Take the line with "Recreate this image" and every line after it, through the end of the listing, and give them again exactly, pictures excluded.

### Provided information
[Start]

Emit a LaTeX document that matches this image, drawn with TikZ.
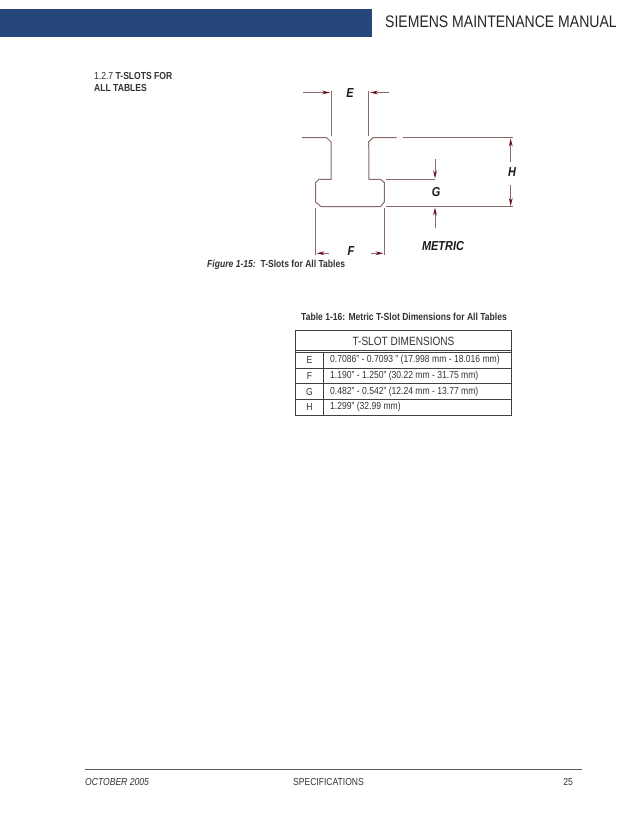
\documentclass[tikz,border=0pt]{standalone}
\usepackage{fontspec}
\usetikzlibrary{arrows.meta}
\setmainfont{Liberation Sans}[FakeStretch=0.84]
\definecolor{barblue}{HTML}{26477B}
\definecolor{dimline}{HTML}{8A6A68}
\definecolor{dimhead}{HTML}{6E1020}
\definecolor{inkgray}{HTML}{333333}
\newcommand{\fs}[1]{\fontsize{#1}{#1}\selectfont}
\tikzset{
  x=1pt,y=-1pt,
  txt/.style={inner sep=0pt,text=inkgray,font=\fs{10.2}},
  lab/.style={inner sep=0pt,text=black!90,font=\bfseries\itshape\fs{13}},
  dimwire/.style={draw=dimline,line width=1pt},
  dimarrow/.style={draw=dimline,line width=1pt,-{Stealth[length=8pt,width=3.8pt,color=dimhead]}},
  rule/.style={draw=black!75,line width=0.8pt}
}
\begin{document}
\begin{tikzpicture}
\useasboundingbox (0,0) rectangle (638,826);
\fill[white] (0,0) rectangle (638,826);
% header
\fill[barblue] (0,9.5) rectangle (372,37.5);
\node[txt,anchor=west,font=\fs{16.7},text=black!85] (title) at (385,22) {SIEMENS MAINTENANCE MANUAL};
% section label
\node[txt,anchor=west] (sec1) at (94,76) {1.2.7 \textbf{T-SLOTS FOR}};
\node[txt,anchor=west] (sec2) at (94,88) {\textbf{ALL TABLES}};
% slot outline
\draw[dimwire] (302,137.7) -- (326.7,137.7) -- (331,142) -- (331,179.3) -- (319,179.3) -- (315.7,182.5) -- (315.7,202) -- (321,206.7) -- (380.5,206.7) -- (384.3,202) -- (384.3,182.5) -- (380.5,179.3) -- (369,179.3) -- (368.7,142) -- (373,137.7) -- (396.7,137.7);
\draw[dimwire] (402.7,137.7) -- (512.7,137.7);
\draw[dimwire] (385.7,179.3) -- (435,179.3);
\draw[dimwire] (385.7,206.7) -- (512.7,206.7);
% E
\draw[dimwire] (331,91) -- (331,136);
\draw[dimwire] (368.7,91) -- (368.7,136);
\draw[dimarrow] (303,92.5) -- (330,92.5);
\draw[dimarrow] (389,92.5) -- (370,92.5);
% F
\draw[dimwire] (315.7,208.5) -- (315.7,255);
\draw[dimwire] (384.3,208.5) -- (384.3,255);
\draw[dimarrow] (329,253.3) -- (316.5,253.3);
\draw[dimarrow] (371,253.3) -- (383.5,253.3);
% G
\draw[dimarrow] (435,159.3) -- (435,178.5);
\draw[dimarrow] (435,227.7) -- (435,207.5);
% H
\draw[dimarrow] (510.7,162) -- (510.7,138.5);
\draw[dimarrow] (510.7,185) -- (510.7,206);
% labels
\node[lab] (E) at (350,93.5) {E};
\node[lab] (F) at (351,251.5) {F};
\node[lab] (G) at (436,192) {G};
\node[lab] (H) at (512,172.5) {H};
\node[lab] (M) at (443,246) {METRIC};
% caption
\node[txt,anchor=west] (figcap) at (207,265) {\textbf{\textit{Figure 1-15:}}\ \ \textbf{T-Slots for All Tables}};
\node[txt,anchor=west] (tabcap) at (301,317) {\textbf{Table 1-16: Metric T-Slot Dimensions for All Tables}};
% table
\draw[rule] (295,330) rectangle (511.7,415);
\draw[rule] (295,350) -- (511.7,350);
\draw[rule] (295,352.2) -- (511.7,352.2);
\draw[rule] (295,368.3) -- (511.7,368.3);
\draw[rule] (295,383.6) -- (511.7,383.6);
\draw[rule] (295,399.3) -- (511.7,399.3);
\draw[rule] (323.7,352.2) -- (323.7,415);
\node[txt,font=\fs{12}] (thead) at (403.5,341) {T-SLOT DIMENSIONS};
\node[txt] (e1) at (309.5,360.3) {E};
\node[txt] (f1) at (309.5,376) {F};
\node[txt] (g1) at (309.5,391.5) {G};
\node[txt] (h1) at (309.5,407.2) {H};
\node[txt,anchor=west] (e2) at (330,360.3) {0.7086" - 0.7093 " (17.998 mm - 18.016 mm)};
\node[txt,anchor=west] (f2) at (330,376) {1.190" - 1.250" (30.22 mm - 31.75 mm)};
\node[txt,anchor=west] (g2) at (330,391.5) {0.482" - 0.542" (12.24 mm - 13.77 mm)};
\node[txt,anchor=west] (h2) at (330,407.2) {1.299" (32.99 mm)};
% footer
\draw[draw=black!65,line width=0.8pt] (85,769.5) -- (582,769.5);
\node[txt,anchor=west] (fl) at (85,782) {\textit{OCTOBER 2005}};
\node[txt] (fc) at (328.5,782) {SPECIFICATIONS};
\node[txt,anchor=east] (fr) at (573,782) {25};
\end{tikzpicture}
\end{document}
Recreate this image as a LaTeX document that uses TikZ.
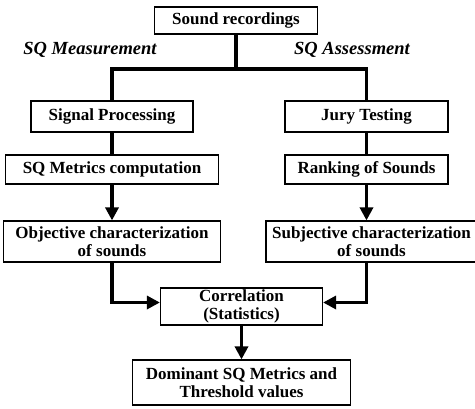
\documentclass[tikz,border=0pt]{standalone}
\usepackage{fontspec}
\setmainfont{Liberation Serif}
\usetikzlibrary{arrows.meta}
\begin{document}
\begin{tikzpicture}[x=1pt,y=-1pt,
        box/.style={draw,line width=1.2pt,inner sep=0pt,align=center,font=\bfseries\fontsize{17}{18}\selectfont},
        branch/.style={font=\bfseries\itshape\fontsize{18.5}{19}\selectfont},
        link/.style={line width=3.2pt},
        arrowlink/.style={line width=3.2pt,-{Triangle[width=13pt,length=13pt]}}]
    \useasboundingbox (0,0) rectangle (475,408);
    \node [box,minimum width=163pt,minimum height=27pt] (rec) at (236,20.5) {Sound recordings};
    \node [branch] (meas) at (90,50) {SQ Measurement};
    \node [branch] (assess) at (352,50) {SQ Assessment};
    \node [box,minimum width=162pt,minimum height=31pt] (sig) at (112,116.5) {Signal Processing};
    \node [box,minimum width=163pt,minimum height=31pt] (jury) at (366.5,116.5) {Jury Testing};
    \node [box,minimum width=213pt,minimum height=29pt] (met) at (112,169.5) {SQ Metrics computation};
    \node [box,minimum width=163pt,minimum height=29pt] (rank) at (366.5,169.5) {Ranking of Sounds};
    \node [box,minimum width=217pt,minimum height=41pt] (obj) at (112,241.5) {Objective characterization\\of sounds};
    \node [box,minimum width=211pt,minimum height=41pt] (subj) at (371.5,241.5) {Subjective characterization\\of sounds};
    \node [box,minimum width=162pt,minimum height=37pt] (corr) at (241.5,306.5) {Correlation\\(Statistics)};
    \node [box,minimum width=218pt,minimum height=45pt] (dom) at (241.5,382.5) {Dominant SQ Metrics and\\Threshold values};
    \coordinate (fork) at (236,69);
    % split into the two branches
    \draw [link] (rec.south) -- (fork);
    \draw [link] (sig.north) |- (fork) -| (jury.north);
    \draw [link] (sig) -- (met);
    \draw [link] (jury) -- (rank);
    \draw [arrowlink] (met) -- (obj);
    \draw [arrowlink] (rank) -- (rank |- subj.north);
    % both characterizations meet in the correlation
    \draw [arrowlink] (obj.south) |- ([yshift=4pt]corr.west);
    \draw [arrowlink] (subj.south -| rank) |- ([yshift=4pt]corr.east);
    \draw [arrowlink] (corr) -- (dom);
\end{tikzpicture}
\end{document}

[End]

### The reply
Recreate this image as a LaTeX document that uses TikZ.
\documentclass[tikz,border=0pt]{standalone}
\usepackage{fontspec}
\setmainfont{Liberation Serif}
\usetikzlibrary{arrows.meta}
\begin{document}
\begin{tikzpicture}[x=1pt,y=-1pt,
        box/.style={draw,line width=1.2pt,inner sep=0pt,align=center,font=\bfseries\fontsize{17}{18}\selectfont},
        branch/.style={font=\bfseries\itshape\fontsize{18.5}{19}\selectfont},
        link/.style={line width=3.2pt},
        arrowlink/.style={line width=3.2pt,-{Triangle[width=13pt,length=13pt]}}]
    \useasboundingbox (0,0) rectangle (475,408);
    \node [box,minimum width=163pt,minimum height=27pt] (rec) at (236,20.5) {Sound recordings};
    \node [branch] (meas) at (90,50) {SQ Measurement};
    \node [branch] (assess) at (352,50) {SQ Assessment};
    \node [box,minimum width=162pt,minimum height=31pt] (sig) at (112,116.5) {Signal Processing};
    \node [box,minimum width=163pt,minimum height=31pt] (jury) at (366.5,116.5) {Jury Testing};
    \node [box,minimum width=213pt,minimum height=29pt] (met) at (112,169.5) {SQ Metrics computation};
    \node [box,minimum width=163pt,minimum height=29pt] (rank) at (366.5,169.5) {Ranking of Sounds};
    \node [box,minimum width=217pt,minimum height=41pt] (obj) at (112,241.5) {Objective characterization\\of sounds};
    \node [box,minimum width=211pt,minimum height=41pt] (subj) at (371.5,241.5) {Subjective characterization\\of sounds};
    \node [box,minimum width=162pt,minimum height=37pt] (corr) at (241.5,306.5) {Correlation\\(Statistics)};
    \node [box,minimum width=218pt,minimum height=45pt] (dom) at (241.5,382.5) {Dominant SQ Metrics and\\Threshold values};
    \coordinate (fork) at (236,69);
    % split into the two branches
    \draw [link] (rec.south) -- (fork);
    \draw [link] (sig.north) |- (fork) -| (jury.north);
    \draw [link] (sig) -- (met);
    \draw [link] (jury) -- (rank);
    \draw [arrowlink] (met) -- (obj);
    \draw [arrowlink] (rank) -- (rank |- subj.north);
    % both characterizations meet in the correlation
    \draw [arrowlink] (obj.south) |- ([yshift=4pt]corr.west);
    \draw [arrowlink] (subj.south -| rank) |- ([yshift=4pt]corr.east);
    \draw [arrowlink] (corr) -- (dom);
\end{tikzpicture}
\end{document}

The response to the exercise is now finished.